Сейчас, после знакомства с Натху, узнав обстоятельства рождения мальчика, кавалер Сандерсон ясно понял третий, самый отвратительный момент. Мама, папа, отвернитесь, заткните уши! Ваш сын, который шарахался от сверстниц, не зная толком, как с ними общаться, превратился в участника евгенических экспериментов. Если ваш сын сумел зачать одного небывалого антиса – отчего бы ему не зачать и другого? Методом проб и ошибок, раздвигая ноги идеальным образцам женственности, отобранным лично Тираном для вящей славы Ларгитаса.
«Седрик, дружище, ты мне завидуешь?

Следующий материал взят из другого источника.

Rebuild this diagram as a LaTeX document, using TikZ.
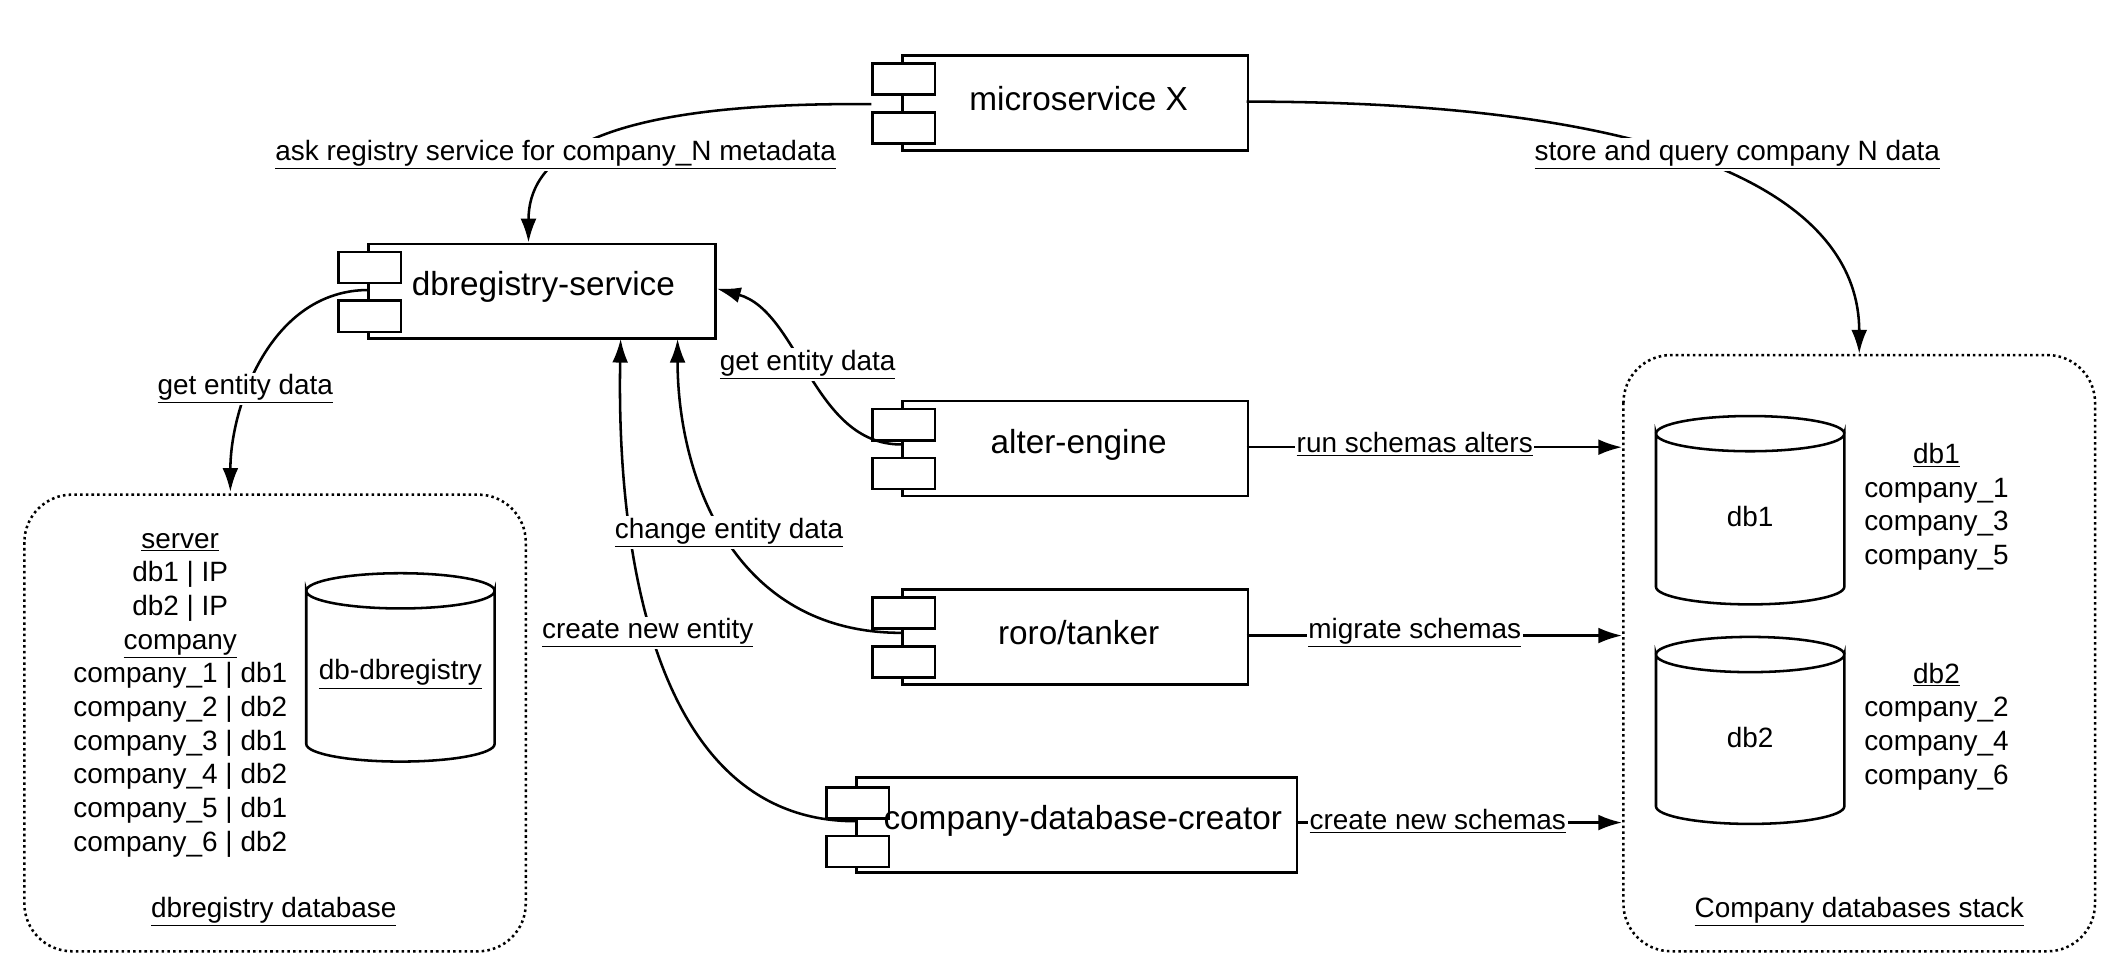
\documentclass[tikz,border=0pt]{standalone}
\usepackage{fontspec}
\setmainfont{Liberation Sans}
\usetikzlibrary{arrows.meta}
\begin{document}
\begin{tikzpicture}[x=0.03cm,y=-0.03cm,line width=1.6pt,
  big/.style={font=\fontsize{21}{24}\selectfont},
  sm/.style={font=\fontsize{17.6}{21.2}\selectfont},
  comp/.style={draw,fill=white,anchor=north west,inner sep=0pt},
  tab/.style={draw,fill=white,anchor=north west,inner sep=0pt,minimum width=46*0.03cm,minimum height=23*0.03cm},
  lab/.style={sm,fill=white,inner sep=1pt},
  arr/.style={-{Latex[length=15pt,width=10pt]}},
  grp/.style={draw,dotted,rounded corners=30pt,line width=1.6pt}]
\useasboundingbox (0,0) rectangle (1560,713);
% groups
\draw[grp] (18,365) rectangle (388,702);
\draw[grp] (1198,262) rectangle (1546,702);
% components
\node[comp,minimum width=255*0.03cm,minimum height=70*0.03cm] (ms) at (665,40) {};
\node[tab] (ms1) at (643,46) {}; \node[tab] (ms2) at (643,82) {};
\node[big] at (796,73) {microservice X};
\node[comp,minimum width=256*0.03cm,minimum height=70*0.03cm] (dr) at (271,179) {};
\node[tab] (dr1) at (249,185) {}; \node[tab] (dr2) at (249,221) {};
\node[big] at (401,212) {dbregistry-service};
\node[comp,minimum width=255*0.03cm,minimum height=70*0.03cm] (ae) at (665,295) {};
\node[tab] (ae1) at (643,301) {}; \node[tab] (ae2) at (643,337) {};
\node[big] at (796,328) {alter-engine};
\node[comp,minimum width=255*0.03cm,minimum height=70*0.03cm] (rt) at (665,434) {};
\node[tab] (rt1) at (643,440) {}; \node[tab] (rt2) at (643,476) {};
\node[big] at (796,467) {roro/tanker};
\node[comp,minimum width=325*0.03cm,minimum height=70*0.03cm] (cc) at (631,573) {};
\node[tab] (cc1) at (609,580) {}; \node[tab] (cc2) at (609,616) {};
\node[big,inner sep=0pt] at (799,606) {company-database-creator};
% cylinders
\foreach \n/\x/\t/\b/\txt in {cyl0/226/423/562/\underline{db-dbregistry},cyl1/1222/307/446/db1,cyl2/1222/470/608/db2}{
  \draw[fill=white] (\x,\t+13) -- (\x,\b-13) arc[start angle=180,end angle=0,x radius=69.5,y radius=13]
     -- (\x+139,\t+13) arc[start angle=0,end angle=180,x radius=69.5,y radius=13] -- cycle;
  \draw (\x+139,\t+13) arc[start angle=0,end angle=-180,x radius=69.5,y radius=13];
  \node[sm] (\n) at (\x+69.5,{(\t+\b)/2+5}) {\txt};
}
% texts
\node[sm,align=center] (lt) at (133,513) {\underline{server}\\db1 | IP\\db2 | IP\\\underline{company}\\company\_1 | db1\\company\_2 | db2\\company\_3 | db1\\company\_4 | db2\\company\_5 | db1\\company\_6 | db2};
\node[sm] at (202,673) {\underline{dbregistry database}};
\node[sm,align=center] at (1429,374) {\underline{db1}\\company\_1\\company\_3\\company\_5};
\node[sm,align=center] at (1429,536) {\underline{db2}\\company\_2\\company\_4\\company\_6};
\node[sm] at (1372,673) {\underline{Company databases stack}};
% connectors
\coordinate (a1) at (390,179); \coordinate (a2) at (1372,261); \coordinate (a3) at (170,363);
\coordinate (a4) at (529,213); \coordinate (a5) at (500,250); \coordinate (a6) at (458,250);
\coordinate (b1) at (1197,330); \coordinate (b2) at (1197,469); \coordinate (b3) at (1197,607);
\draw[arr] (ms1.south west) ++(0,6) .. controls (430,75) and (390,120) .. (a1);
\draw[arr] (920,75) .. controls (1250,75) and (1372,150) .. (a2);
\draw[arr] (272,214) .. controls (200,214) and (170,300) .. (a3);
\draw[arr] (665,328) .. controls (600,328) and (590,230) .. (a4);
\draw[arr] (665,467) .. controls (540,467) and (500,350) .. (a5);
\draw[arr] (631,606) .. controls (480,606) and (455,400) .. (a6);
\draw[arr] (920,330) -- (b1);
\draw[arr] (920,469) -- (b2);
\draw[arr] (956,607) -- (b3);
\node[lab] at (410,114) {\underline{ask registry service for company\_N metadata}};
\node[lab] at (1282,114) {\underline{store and query company N data}};
\node[lab] at (181,287) {\underline{get entity data}};
\node[lab] at (596,269) {\underline{get entity data}};
\node[lab] at (538,393) {\underline{change entity data}};
\node[lab] at (478,467) {\underline{create new entity}};
\node[lab] at (1044,328) {\underline{run schemas alters}};
\node[lab] at (1044,467) {\underline{migrate schemas}};
\node[lab] at (1061,606) {\underline{create new schemas}};
\end{tikzpicture}
\end{document}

Не ври, я же знаю, что завидуешь…»
Девушка села на кровать, на самый краешек.
– Сейчас, – Гюнтер похлопал Сунгхари по бедру. – Сейчас начнём, не переживай. Чем тебе заплатили за визит ко мне?
– Ничем.
Всё-таки она отличалась от женщин, приходивших раньше. У тех были замашки шлюх. Наверное, Сунгхари биологически очень хороша для поставленной Тираном цели. Гюнтер понятия не имел, какими качествами должна обладать возможная мать гипотетического антиса, рождённого от смешанного брака, но он не сомневался, что на Тирана работают лучшие эксперты планеты.
– Ты что, согласилась просто так? Из любви к искусству?
– Из любви к искусству.
– Не надо. Не ври мне. Хочешь молчать – молчи, только не ври.
– Из любви к искусству. Ваши доверенные лица оплатили мне полный курс обучения в Вюскерской консерватории, по классу виолончели. Ближе к родам мне оформят академический отпуск. После родов я продолжу обучение. С дипломом Вюскера меня возьмут в симфонический оркестр под управлением Ямари Пхета. Художественный руководитель оркестра уже подписал гарантийное письмо. Вы любите музыку?